Local clustering coefficient
The
local clustering coefficient
, also known simply as the clustering coefficient, of a node \(i\) measures the probability that two randomly chosen neighbors of \(i\) are connected to each other [2]. Formally, the local clustering coefficient \(c_{\mathrm{cl}}(i)\) of node \(i\) is defined as the ratio between the number of actual links among its neighbors and the number of all possible links between them:
\begin{equation*}
c_{\mathrm{cl}}(i) =
\begin{cases}
\dfrac{\sum_{j \in \mathcal{N}(i)} \sum_{k \in \mathcal{N}(i),\, k \neq j} a_{jk}}{d_i (d_i - 1)}, & \text{if } d_i > 1, \\[1.0em]
0, & \text{otherwise,}
\end{cases}
\end{equation*}
where \(d_i\) is the degree of node \(i\). Thus, \(c_{\mathrm{cl}}(i)\) quantifies how close the neighborhood of node \(i\) is to forming a clique (complete subgraph). The local clustering coefficient has been extended to weighted graphs in [3].

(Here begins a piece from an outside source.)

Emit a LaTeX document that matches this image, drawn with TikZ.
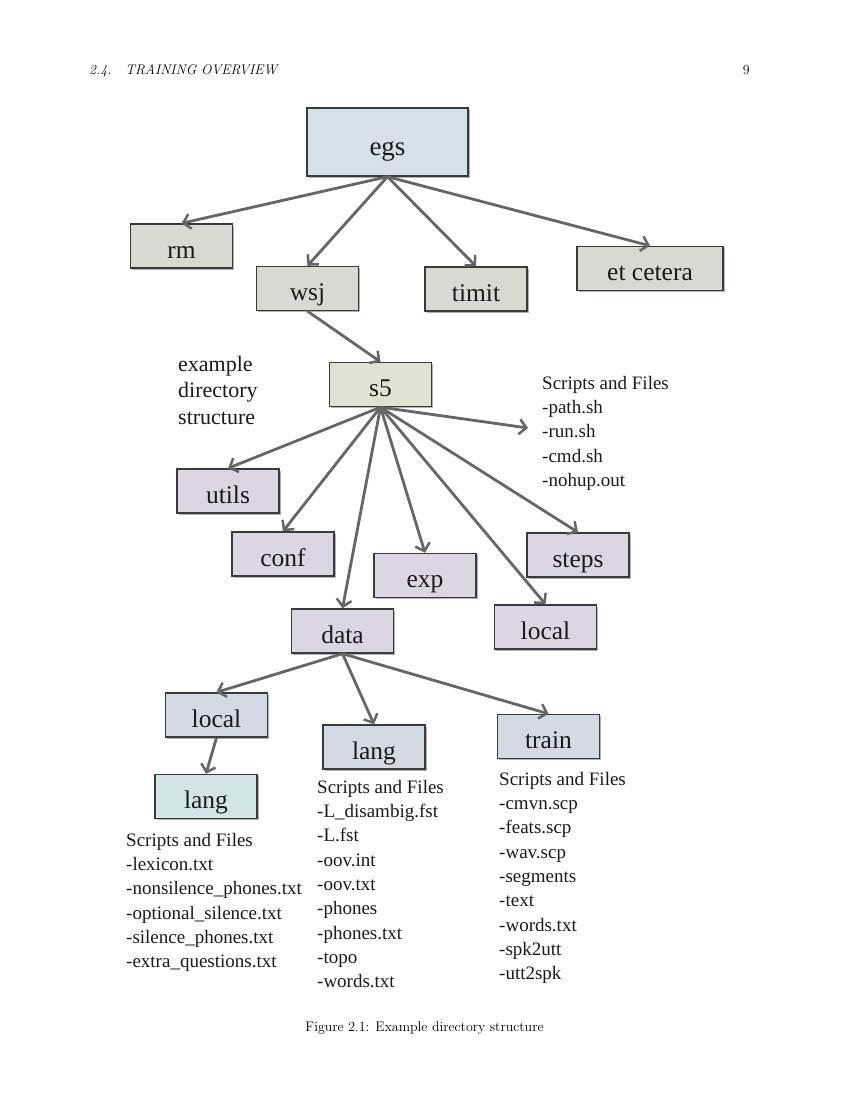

The local clustering coefficient can be used to identify
structural holes
in a network, indicating how influential a node may be in mediating or controlling information flow between its neighbors. In many networks, it is empirically observed that the local clustering coefficient of nodes depends roughly on their degree, with high-degree nodes typically exhibiting lower clustering [2].